The coordinates of a point in $$3$$-D space is $$(3,1,2)$$. Then the position vector of the point is:
A
$$3\hat i + 3\hat j + 3\hat k$$
B
$$3\hat i + 2\hat j + \hat k$$
C
$$3\hat i + \hat j + 2\hat k$$
D
$$\hat i + 2\hat j + 3\hat k$$

Answer

**step1** Understanding the representation of a point in 3-D space

A point in 3-D space is given by three numbers enclosed in parentheses and separated by commas, for example, $$(3,1,2)$$. These three numbers tell us the location of the point relative to a central starting point, often called the origin, along three different measurement directions. For the point $$(3,1,2)$$, the first number is 3, the second number is 1, and the third number is 2.

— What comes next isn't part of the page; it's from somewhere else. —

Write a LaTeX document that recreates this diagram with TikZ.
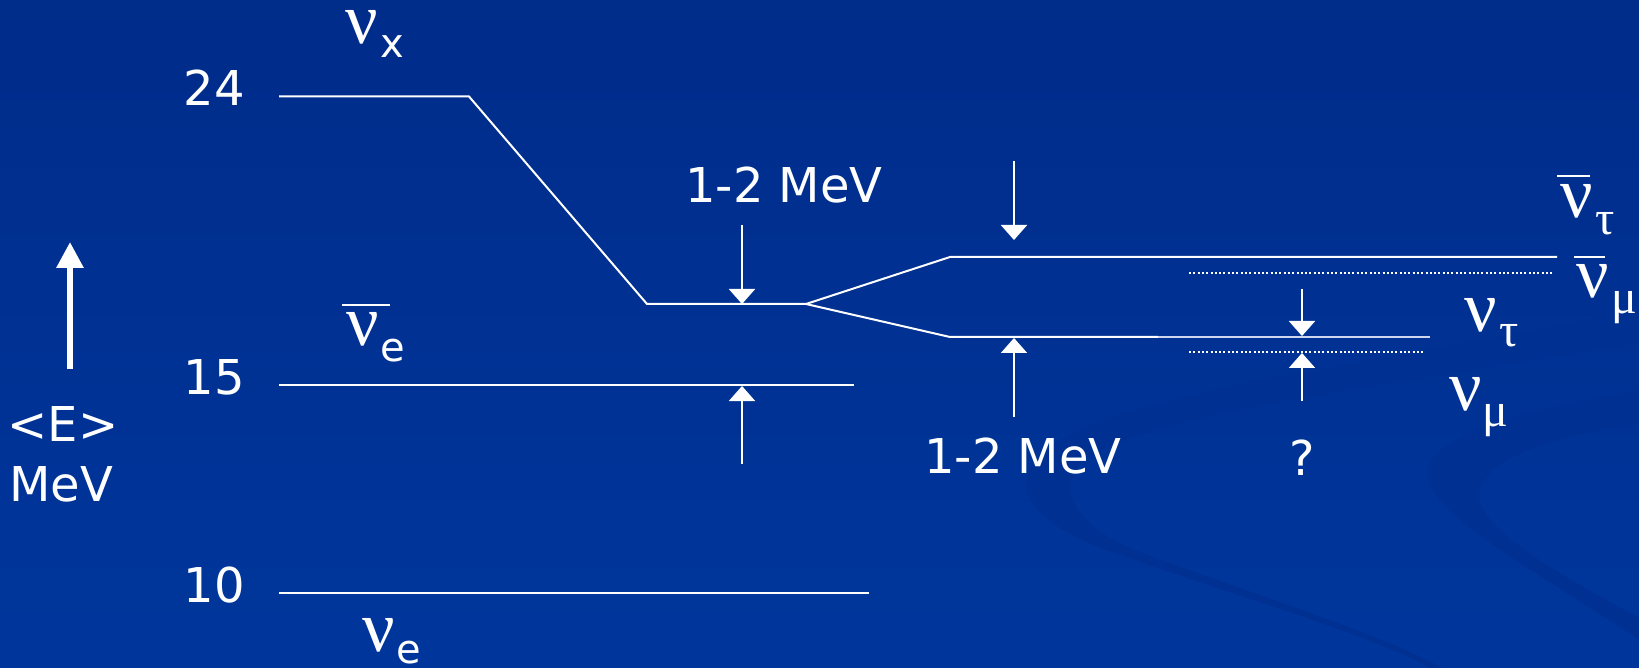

**step2** Understanding the components of a position vector

A position vector is a way to describe how to get from the origin to a specific point. In 3-D space, we have three main directions, which can be thought of as length, width, and height. Mathematicians use special symbols to denote movement in these directions: $$\hat i$$ for the first direction (commonly referred to as the x-axis), $$\hat j$$ for the second direction (the y-axis), and $$\hat k$$ for the third direction (the z-axis).

**step3** Connecting coordinates to vector components

When we have the coordinates of a point like $$(3,1,2)$$, each number in the coordinate triplet corresponds directly to the "amount" of movement in each of the three main directions.
The first number in the coordinate, which is 3, tells us that we move 3 units in the direction represented by $$\hat i$$. This can be written as $$3\hat i$$.
The second number in the coordinate, which is 1, tells us that we move 1 unit in the direction represented by $$\hat j$$. This can be written as $$1\hat j$$, or simply $$\hat j$$.
The third number in the coordinate, which is 2, tells us that we move 2 units in the direction represented by $$\hat k$$. This can be written as $$2\hat k$$.

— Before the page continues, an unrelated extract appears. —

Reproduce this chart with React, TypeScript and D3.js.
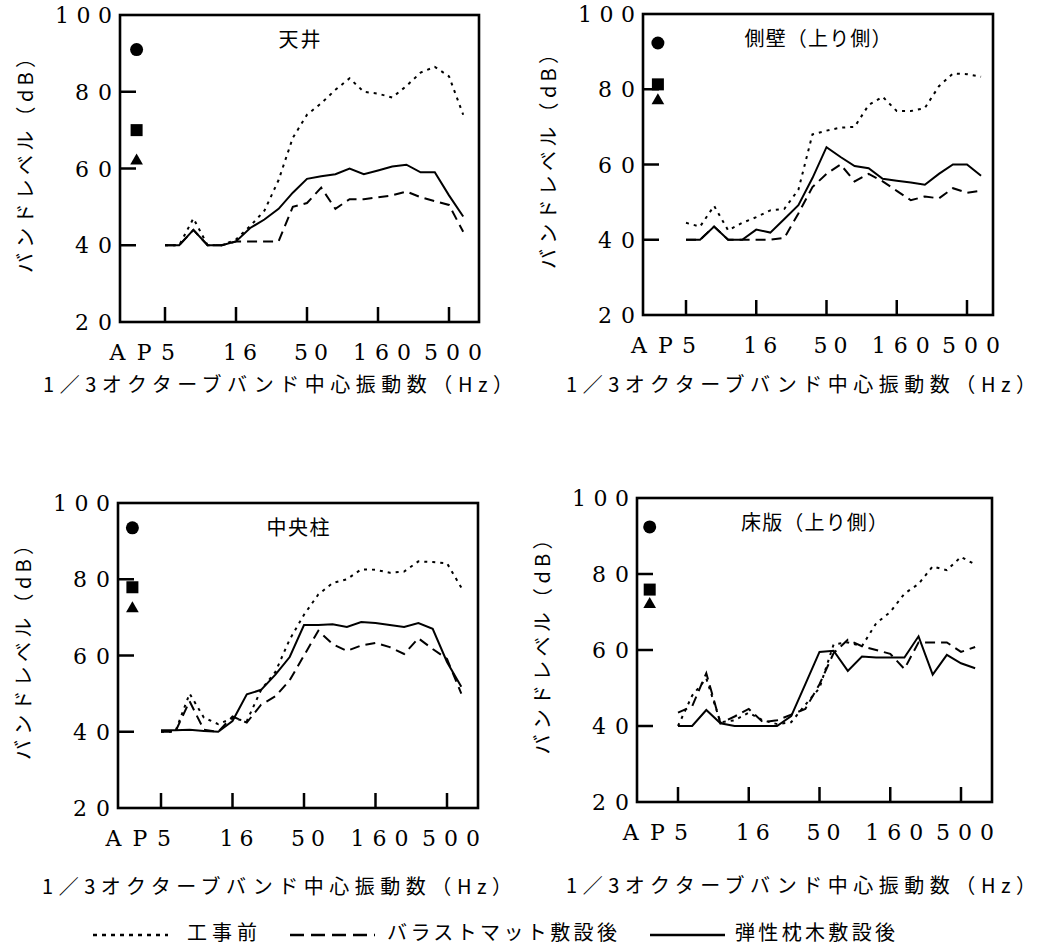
import React from 'react'
import * as d3 from 'd3'

// 1/3 octave band centre frequencies (Hz)
const bands = ['5', '6.3', '8', '10', '12.5', '16', '20', '25', '31.5', '40', '50', '63', '80', '100', '125', '160', '200', '250', '315', '400', '500', '630']
const xTickLabels = ['5', '16', '50', '160', '500']
const yTicks = [20, 40, 60, 80, 100]
const seriesNames = ['工事前', 'バラストマット敷設後', '弾性枕木敷設後']
const panelTitles = ['天井', '側壁（上り側）', '中央柱', '床版（上り側）']

// 天井
const ceilingBefore = [40, 40, 47, 40, 40, 41.5, 45, 49, 57, 68, 74, 77, 80.5, 83.5, 80, 79.5, 78.5, 81.5, 85, 86.5, 84, 74]
const ceilingBallast = [40, 40, 44, 40, 40, 41, 41, 41, 41, 50, 51, 55, 49.5, 52, 52, 52.5, 53, 54, 52.5, 51.5, 50.5, 43.5]
const ceilingSleeper = [40, 40, 44, 40, 40, 41, 44.5, 46.7, 49.5, 53.7, 57.3, 58, 58.5, 60, 58.5, 59.5, 60.5, 61, 59, 59, 53, 47.5]
const ceilingAP = [91, 70, 62]

// 側壁（上り側）
const wallBefore = [44.5, 43.5, 49, 42.5, 44.5, 46, 47.8, 48.2, 53.3, 68, 69, 69.8, 70, 75.8, 78, 74.2, 74.2, 75, 80.8, 84.2, 84, 83.3]
const wallBallast = [40, 40, 43.5, 40, 40, 40, 40, 40.5, 47, 54, 57.5, 60, 55.5, 57.5, 55.5, 53, 50.5, 51.5, 51, 53.7, 52.5, 53]
const wallSleeper = [40, 40, 43.5, 40, 40, 42.7, 41.9, 45.5, 49.2, 56.4, 64.6, 62, 59.6, 59, 56.2, 55.7, 55.2, 54.6, 57.5, 60, 60, 57]
const wallAP = [92.3, 81.3, 77]

// 中央柱
const columnBefore = [40, 40, 50, 43.7, 42, 43.5, 42.8, 51, 55.7, 64.2, 70.7, 76, 79, 80, 82.6, 82.5, 81.7, 82, 84.7, 84.5, 84.2, 77.8]
const columnBallast = [40, 40, 48, 40.5, 40, 44, 42.4, 47.1, 49.3, 53.5, 60, 66.5, 63, 61.2, 62.6, 63.3, 62.2, 60.4, 64.5, 61.7, 59.1, 50]
const columnSleeper = [40.4, 40.4, 40.5, 40.2, 40, 42.8, 49.8, 51, 55, 59.6, 68, 68, 68.2, 67.5, 68.8, 68.5, 68, 67.5, 68.5, 67, 58.3, 51.8]
const columnAP = [93.5, 77.9, 72.3]

// 床版（上り側）
const slabBefore = [40, 48, 52.5, 41, 41.5, 43.5, 41.5, 40.5, 41, 45.6, 50, 61.5, 62, 61, 67, 70, 74.8, 77.4, 82, 81, 84.5, 82.5]
const slabBallast = [43.5, 45.2, 53.9, 40.7, 42.5, 44.5, 41, 41.5, 43, 44.5, 51, 59.2, 62.7, 61, 60, 59, 55, 62, 62, 62, 59.5, 60.8]
const slabSleeper = [40, 40, 44.2, 40.7, 40, 40, 40, 40, 42.6, 51, 59.5, 59.8, 54.5, 58.3, 58, 58, 58, 63.6, 53.5, 58.7, 56.5, 55.2]
const slabAP = [92.4, 75.9, 72]

const panelSeries = [
  [ceilingBefore, ceilingBallast, ceilingSleeper],
  [wallBefore, wallBallast, wallSleeper],
  [columnBefore, columnBallast, columnSleeper],
  [slabBefore, slabBallast, slabSleeper],
]
const panelAP = [ceilingAP, wallAP, columnAP, slabAP]

// layout of each axes box (scanned figure is slightly uneven)
const boxes = [
  { left: 120, top: 15, right: 479, bottom: 322, x5: 165, x500: 449, titleX: 278, titleY: 385 },
  { left: 643, top: 14, right: 993, bottom: 315, x5: 686, x500: 967, titleX: 801, titleY: 385 },
  { left: 118, top: 503, right: 478, bottom: 808, x5: 161, x500: 447, titleX: 277, titleY: 887 },
  { left: 637, top: 498, right: 992, bottom: 802, x5: 678, x500: 961, titleX: 801, titleY: 886 },
]

const dashes = ['3 5', '10 6', null]
const serif = '"DejaVu Serif", "Liberation Serif", serif'
const jp = '"Noto Sans CJK JP", "Noto Sans", sans-serif'

function Panel({ idx }: { idx: number }) {
  const b = boxes[idx]
  const x = d3.scaleLinear().domain([0, 20]).range([b.x5, b.x500])
  const y = d3.scaleLinear().domain([20, 100]).range([b.bottom, b.top])
  const line = d3.line<number>().x((_, i) => x(i)).y(d => y(d))
  const apX = x(-2)
  const tickIdx = xTickLabels.map(l => bands.indexOf(l))
  const ap = panelAP[idx]

  return (
    <g>
      {/* inner ticks */}
      {[40, 60, 80].map(v => (
        <line key={'yt' + v} x1={b.left} x2={b.left + 16} y1={y(v)} y2={y(v)} stroke="#000" strokeWidth={2.5} />
      ))}
      {tickIdx.map(i => (
        <line key={'xt' + i} x1={x(i)} x2={x(i)} y1={b.bottom} y2={b.bottom - 15} stroke="#000" strokeWidth={2.5} />
      ))}
      <rect x={b.left} y={b.top} width={b.right - b.left} height={b.bottom - b.top} fill="none" stroke="#000" strokeWidth={2.6} />

      {/* y tick labels */}
      {yTicks.map(v => {
        const s = String(v)
        return (
          <text key={'yl' + v} x={b.left - 8} y={y(v) + 8} textAnchor="end" fontFamily={serif} fontSize={22}
            textLength={s.length * 20 - 3} lengthAdjust="spacing">{s}</text>
        )
      })}
      {/* x tick labels */}
      <text x={apX - 6} y={b.bottom + 38} textAnchor="middle" fontFamily={serif} fontSize={22}
        textLength={42} lengthAdjust="spacing">AP</text>
      {xTickLabels.map((l, k) => (
        <text key={'xl' + l} x={x(tickIdx[k]) + (l.length > 1 ? 4 : 3)} y={b.bottom + 38} textAnchor="middle"
          fontFamily={serif} fontSize={22}
          {...(l.length > 1 ? { textLength: l.length === 2 ? 34 : 58, lengthAdjust: 'spacing' } : {})}>{l}</text>
      ))}

      {/* titles */}
      <text x={(b.left + b.right) / 2} y={b.top + 32} textAnchor="middle" fontFamily={jp} fontSize={20}
        textLength={panelTitles[idx].length * 21} lengthAdjust="spacing">{panelTitles[idx]}</text>
      <text transform={`translate(${b.left - 96},${(b.top + b.bottom) / 2 - 8}) rotate(-90)`} textAnchor="middle"
        dominantBaseline="central" fontFamily={jp} fontSize={20} textLength={225} lengthAdjust="spacing">バンドレベル（dB）</text>
      <text x={b.titleX} y={b.titleY + 7} textAnchor="middle" fontFamily={jp} fontSize={20}
        textLength={470} lengthAdjust="spacing">1／3オクターブバンド中心振動数（Hz）</text>

      {/* series */}
      {panelSeries[idx].map((vals, s) => (
        <path key={'s' + s} d={line(vals) ?? ''} fill="none" stroke="#000" strokeWidth={2}
          strokeDasharray={dashes[s] ?? undefined} />
      ))}

      {/* AP (overall) values */}
      <circle cx={apX} cy={y(ap[0])} r={6.5} fill="#000" />
      <rect x={apX - 6} y={y(ap[1]) - 6} width={12} height={12} fill="#000" />
      <path d={d3.symbol(d3.symbolTriangle, 70)() ?? ''} transform={`translate(${apX},${y(ap[2])})`} fill="#000" />
    </g>
  )
}

export default function App() {
  const legendY = 935
  const legend = [
    { x1: 93, x2: 168, tx: 187, tl: 70 },
    { x1: 290, x2: 375, tx: 387, tl: 230 },
    { x1: 650, x2: 725, tx: 735, tl: 160 },
  ]
  return (
    <svg width={1046} height={949} style={{ position: 'absolute', left: 0, top: 0, background: '#fff' }}>
      {boxes.map((_, i) => <Panel key={i} idx={i} />)}
      {seriesNames.map((n, s) => (
        <g key={n}>
          <line x1={legend[s].x1} x2={legend[s].x2} y1={legendY} y2={legendY} stroke="#000" strokeWidth={2.4}
            strokeDasharray={s === 0 ? '4 5' : s === 1 ? '14 7' : undefined} />
          <text x={legend[s].tx} y={legendY + 5} fontFamily={jp} fontSize={20} textLength={legend[s].tl}
            lengthAdjust="spacing">{n}</text>
        </g>
      ))}
    </svg>
  )
}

**step4** Forming the position vector

To describe the total movement from the origin to the point $$(3,1,2)$$, we combine the movements in each direction by adding them together.
So, the position vector for the point $$(3,1,2)$$ is the sum of the individual movements: $$3\hat i + \hat j + 2\hat k$$.

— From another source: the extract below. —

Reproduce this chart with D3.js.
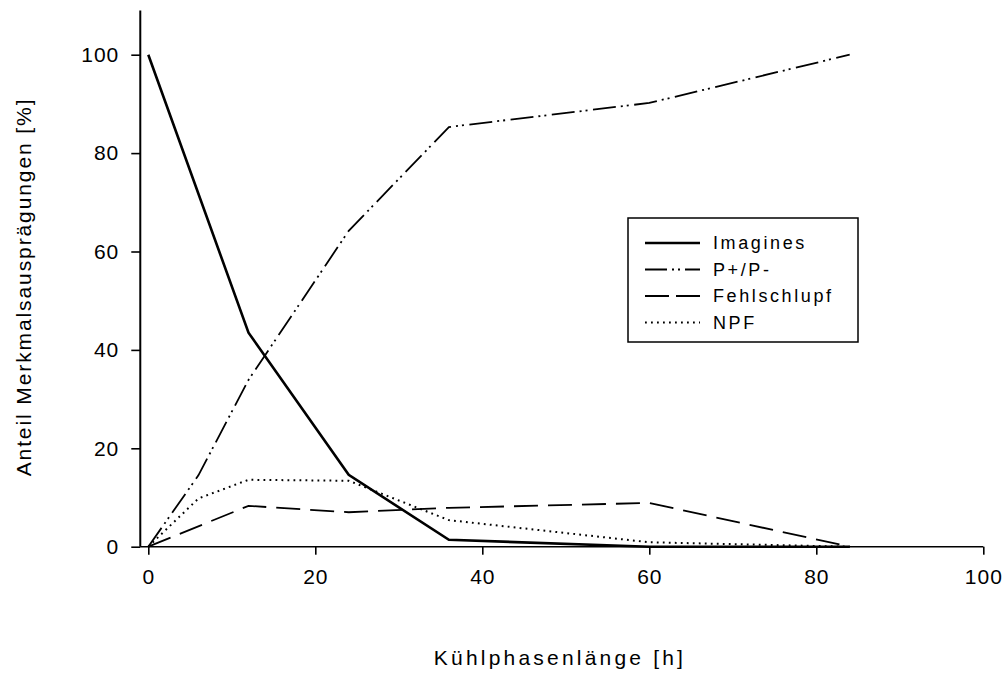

**step5** Comparing with the given options

Now, we compare the position vector we found, $$3\hat i + \hat j + 2\hat k$$, with the multiple-choice options provided:
A: $$3\hat i + 3\hat j + 3\hat k$$
B: $$3\hat i + 2\hat j + \hat k$$
C: $$3\hat i + \hat j + 2\hat k$$
D: $$\hat i + 2\hat j + 3\hat k$$
Our calculated position vector matches option C exactly.